I sometimes bristle at the digital native/digital immigrant divide. I feel like I can stand toe-to-toe with any 20-something, and I do every semester when I teach undergraduates. They know what they know about Facebook and email but are surprised by much of what I show them. They even look at me apologetically when they get out their analog agendas and spiral notebooks.
But when the conversation turns to gaming, at least on a game console, I feel like a digital immigrant. I have never spent hours playing video games on a game console like a Nintendo. The closest I’ve ever gotten to a console game is the Wii that I’ve had for a few years, and, in my middle school/high school days, an early Atari. In between…not so much.
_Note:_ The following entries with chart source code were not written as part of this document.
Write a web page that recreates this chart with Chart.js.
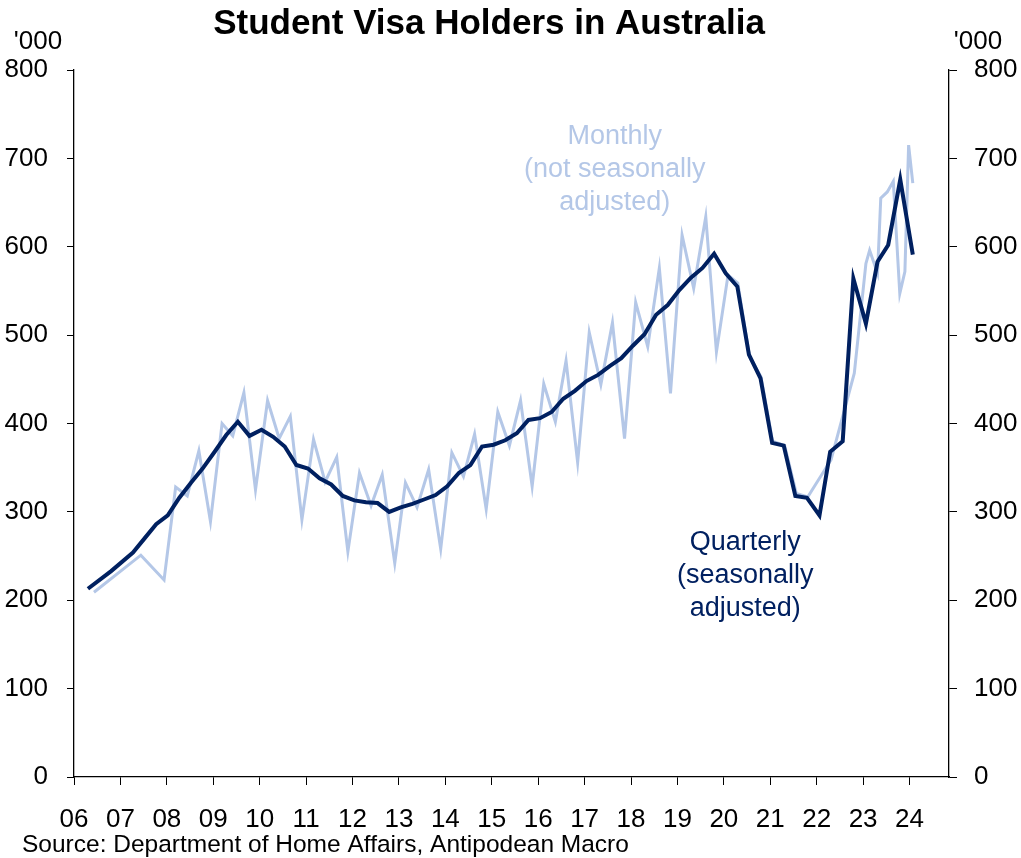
<!DOCTYPE html>
<html>
<head>
<meta charset="utf-8">
<script src="https://cdn.jsdelivr.net/npm/chart.js@4/dist/chart.umd.min.js"></script>
<style>
  html, body { margin: 0; padding: 0; background: #fff; }
  #wrap { width: 1021px; height: 858px; }
</style>
</head>
<body>
<div id="wrap"><canvas id="chart" width="1021" height="858"></canvas></div>
<script>
// decimal years (06 = 2006) and '000 holders
const qtrDates = [6.30, 6.80, 7.27, 7.52, 7.77, 8.02, 8.27, 8.52, 8.77, 9.03, 9.28, 9.53, 9.78,
  10.04, 10.29, 10.54, 10.79, 11.04, 11.29, 11.54, 11.79, 12.04, 12.29, 12.54, 12.79,
  13.04, 13.29, 13.54, 13.79, 14.04, 14.29, 14.54, 14.79, 15.04, 15.29, 15.54, 15.79,
  16.04, 16.29, 16.54, 16.79, 17.04, 17.29, 17.54, 17.79, 18.04, 18.29, 18.54, 18.79,
  19.04, 19.29, 19.54, 19.79, 20.04, 20.29, 20.54, 20.79, 21.04, 21.29, 21.54, 21.79,
  22.06, 22.29, 22.56, 22.79, 23.06, 23.31, 23.54, 23.80, 24.07];
const qtrValues = [213, 233, 254, 270, 286, 296, 316, 333, 349, 368, 387, 402, 386,
  393, 385, 374, 353, 349, 338, 331, 318, 313, 311, 310, 300,
  305, 309, 314, 319, 329, 344, 353, 374, 376, 381, 389, 404,
  406, 413, 428, 437, 448, 455, 465, 474, 488, 501, 523, 534,
  551, 565, 576, 592, 570, 555, 478, 451, 378, 375, 318, 316,
  296, 368, 380, 564, 513, 583, 602, 676, 591];

const monDates = [6.43, 7.44, 7.94, 8.19, 8.44, 8.69, 8.94, 9.19, 9.42, 9.66, 9.91,
  10.17, 10.42, 10.66, 10.91, 11.16, 11.41, 11.66, 11.90, 12.15, 12.40, 12.64, 12.91,
  13.14, 13.39, 13.64, 13.90, 14.14, 14.39, 14.63, 14.88, 15.13, 15.38, 15.62, 15.87,
  16.12, 16.37, 16.60, 16.85, 17.10, 17.35, 17.60, 17.86, 18.10, 18.36, 18.61, 18.85,
  19.10, 19.35, 19.61, 19.84, 20.09, 20.30, 20.55, 20.80, 21.05, 21.31, 21.56, 21.81,
  22.31, 22.81, 23.06, 23.14, 23.31, 23.38, 23.52, 23.65, 23.79, 23.90, 23.98, 24.07];
const monValues = [209, 251, 223, 328, 318, 369, 289, 400, 386, 435, 325,
  426, 383, 408, 291, 382, 334, 362, 255, 344, 307, 342, 242,
  333, 305, 348, 258, 367, 340, 388, 303, 413, 375, 426, 329,
  445, 402, 471, 356, 503, 444, 514, 383, 537, 487, 576, 434,
  613, 553, 634, 481, 568, 559, 476, 453, 380, 375, 321, 317,
  359, 457, 581, 596, 570, 655, 662, 674, 547, 572, 715, 672];

const yTicks = [0, 100, 200, 300, 400, 500, 600, 700, 800];
const yearTicks = [6, 7, 8, 9, 10, 11, 12, 13, 14, 15, 16, 17, 18, 19, 20, 21, 22, 23, 24];

const chartTitle = 'Student Visa Holders in Australia';
const sourceText = 'Source: Department of Home Affairs, Antipodean Macro';
const unitLabel = "'000";
const monthlyNote = ['Monthly', '(not seasonally', 'adjusted)'];
const quarterlyNote = ['Quarterly', '(seasonally', 'adjusted)'];

const DARK = '#002060';
const LIGHT = '#B4C7E7';
const FONT = "Arial, 'Liberation Sans', sans-serif";

const pts = (xs, ys) => xs.map((x, i) => ({ x: x, y: ys[i] }));

// extra text: title, units, notes, source
const textPlugin = {
    id: 'texts',
    afterDraw(chart) {
        const ctx = chart.ctx;
        const x = chart.scales.x, y = chart.scales.y;
        ctx.save();
        ctx.textBaseline = 'alphabetic';

        ctx.fillStyle = '#000';
        ctx.textAlign = 'center';
        ctx.font = 'bold 35px ' + FONT;
        ctx.fillText(chartTitle, 489, 34);

        ctx.font = '26px ' + FONT;
        ctx.fillText(unitLabel, 38, 49);
        ctx.fillText(unitLabel, 978, 49);

        ctx.textAlign = 'left';
        ctx.font = '24.5px ' + FONT;
        ctx.fillText(sourceText, 22, 852);

        ctx.textAlign = 'center';
        ctx.font = '27px ' + FONT;
        ctx.fillStyle = LIGHT;
        monthlyNote.forEach((t, i) => ctx.fillText(t, x.getPixelForValue(17.65), y.getPixelForValue(716) + i * 33));
        ctx.fillStyle = DARK;
        quarterlyNote.forEach((t, i) => ctx.fillText(t, x.getPixelForValue(20.46), y.getPixelForValue(257) + i * 33));
        ctx.restore();
    }
};

const tickFont = { family: FONT, size: 26 };

new Chart(document.getElementById('chart').getContext('2d'), {
    type: 'line',
    data: {
        datasets: [
            {
                label: 'Quarterly (seasonally adjusted)',
                data: pts(qtrDates, qtrValues),
                borderColor: DARK,
                borderWidth: 4,
                pointRadius: 0,
                tension: 0,
                fill: false,
                yAxisID: 'y'
            },
            {
                label: 'Monthly (not seasonally adjusted)',
                data: pts(monDates, monValues),
                borderColor: LIGHT,
                borderWidth: 3,
                pointRadius: 0,
                tension: 0,
                fill: false,
                yAxisID: 'y'
            }
        ]
    },
    options: {
        responsive: false,
        animation: false,
        layout: { padding: { top: 70, left: 0, right: 0, bottom: 0 } },
        plugins: {
            legend: { display: false },
            tooltip: { enabled: false },
            title: { display: false }
        },
        scales: {
            x: {
                type: 'linear',
                min: 6,
                max: 24.85,
                afterFit: s => { s.height = 81; },
                afterBuildTicks: s => { s.ticks = yearTicks.map(v => ({ value: v })); },
                ticks: {
                    color: '#000',
                    font: tickFont,
                    padding: 19,
                    maxRotation: 0,
                    autoSkip: false,
                    includeBounds: false,
                    callback: v => String(v).padStart(2, '0')
                },
                grid: { drawOnChartArea: false, drawTicks: true, tickLength: 8, color: '#000', lineWidth: 1 },
                border: { display: true, color: '#000', width: 1.3 }
            },
            y: {
                position: 'left',
                min: 0,
                max: 800,
                afterFit: s => { s.width = 74; },
                afterBuildTicks: s => { s.ticks = yTicks.map(v => ({ value: v })); },
                ticks: { color: '#000', font: tickFont, padding: 19 },
                grid: { drawOnChartArea: false, drawTicks: true, tickLength: 7, color: '#000', lineWidth: 1 },
                border: { display: true, color: '#000', width: 1.3 }
            },
            y2: {
                position: 'right',
                min: 0,
                max: 800,
                afterFit: s => { s.width = 72; },
                afterBuildTicks: s => { s.ticks = yTicks.map(v => ({ value: v })); },
                ticks: { color: '#000', font: tickFont, padding: 17 },
                grid: { drawOnChartArea: false, drawTicks: true, tickLength: 8, color: '#000', lineWidth: 1 },
                border: { display: true, color: '#000', width: 1.3 }
            }
        }
    },
    plugins: [textPlugin]
});
</script>
</body>
</html>
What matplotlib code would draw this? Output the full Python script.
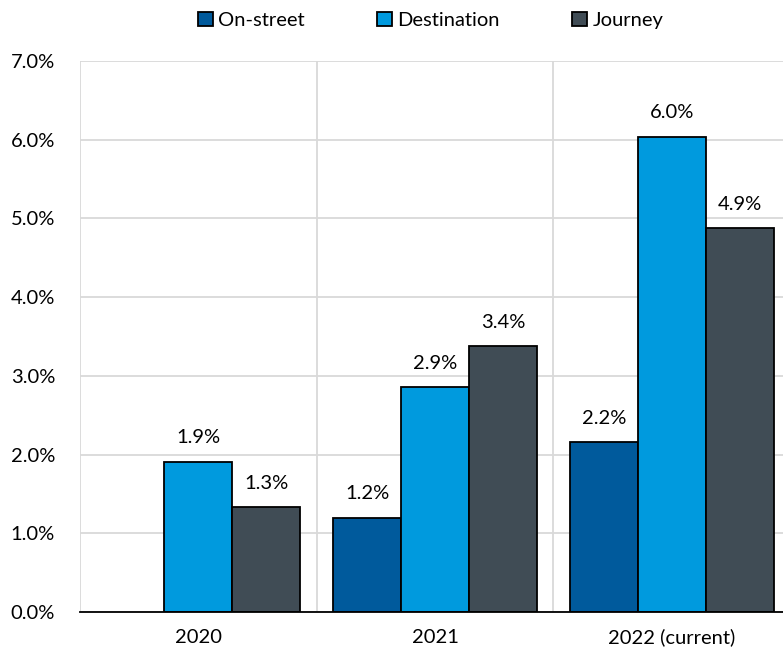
import numpy as np
import matplotlib.pyplot as plt

plt.rcParams['font.family'] = ['Lato', 'DejaVu Sans']

years = ["2020", "2021", "2022 (current)"]
on_street = [np.nan, 1.20, 2.16]
destination = [1.91, 2.86, 6.04]
journey = [1.33, 3.38, 4.88]

series = [("On-street", on_street, "#005a9c"),
          ("Destination", destination, "#009ade"),
          ("Journey", journey, "#404c55")]

fig = plt.figure(figsize=(7.83, 6.53), dpi=100)
ax = fig.add_axes([80 / 783, 1 - 612 / 653, 710 / 783, 551 / 653])

x = np.arange(len(years))
w = 0.287
for i, (name, vals, col) in enumerate(series):
    pos = x + (i - 1) * w
    bars = ax.bar(pos, vals, width=w, color=col, edgecolor="black",
                  linewidth=1.3, label=name, zorder=3)
    for b, v in zip(bars, vals):
        if np.isnan(v):
            continue
        ax.annotate(f"{v:.1f}%", (b.get_x() + b.get_width() / 2, v),
                    xytext=(0, 11), textcoords="offset points",
                    ha="center", va="bottom", fontsize=14.5)

ax.set_xlim(-0.5, 2.5)
ax.set_ylim(0, 7)
ax.set_yticks(np.arange(0, 7.01, 1))
ax.set_yticklabels([f"{t:.1f}%" for t in np.arange(0, 7.01, 1)])
ax.set_xticks(x)
ax.set_xticklabels(years)
ax.tick_params(length=0, labelsize=14.5)
ax.tick_params(axis="y", pad=18)
ax.tick_params(axis="x", pad=12)

# gridlines: horizontal at each percent, vertical between year groups
ax.grid(axis="y", color="#d9d9d9", linewidth=1.3, zorder=0)
for b in [-0.5, 0.5, 1.5]:
    ax.axvline(b, color="#d9d9d9", linewidth=1.3, zorder=0)
for s in ["top", "right", "left"]:
    ax.spines[s].set_visible(False)
ax.spines["bottom"].set_color("black")
ax.spines["bottom"].set_linewidth(1.3)
ax.spines["bottom"].set_zorder(4)

fig.legend(loc="upper center", bbox_to_anchor=(0.55, 1.01), ncol=3,
           frameon=False, fontsize=14.5, handlelength=0.75, handleheight=0.75,
           columnspacing=3.6, handletextpad=0.25)

fig.savefig("out.png", dpi=100)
In college, we played arcade games at the laundromat. After college, I was too poor to buy a game console, and since I didn’t have kids, I never had an easy excuse to buy one later. I tried one out with my nephew but never had the time to get any better during our short visits.
Jane McGonigal is 34 years old: closer in age to my nephew than me by at least a dozen years. She was 10 when Nintendo was introduced. I had just graduated from college. It seems to me, that at least in terms of gaming on consoles, age matters. Unlike email and word processing and other computer applications, I did not have to learn how to use a Nintendo in order to do my job. Gaming was entertainment and thus optional. A generation later, it seems like having a game console is equivalent to having a television and homes with kids probably have them. I suspect that most homes had a game console before they had a computer.
There is some data on gaming but it tends to lump all kinds of gaming–console, digital, mobile–together. This report from the Entertainment Software Association suggests that some 49% of homes have at least one game console. I’m wondering if that includes me since I do have a Wii.
And then I’m also reminded that digital native is in the eye of the beholder. I have an old friend with who I have a friendly Trivial Pursuit rivalry. During one visit, we decided to play on the Wii. I won and my friend, who is about 10 years older, suggested that because I was a techie, I had some kind of edge. In her mind, I was the digital native.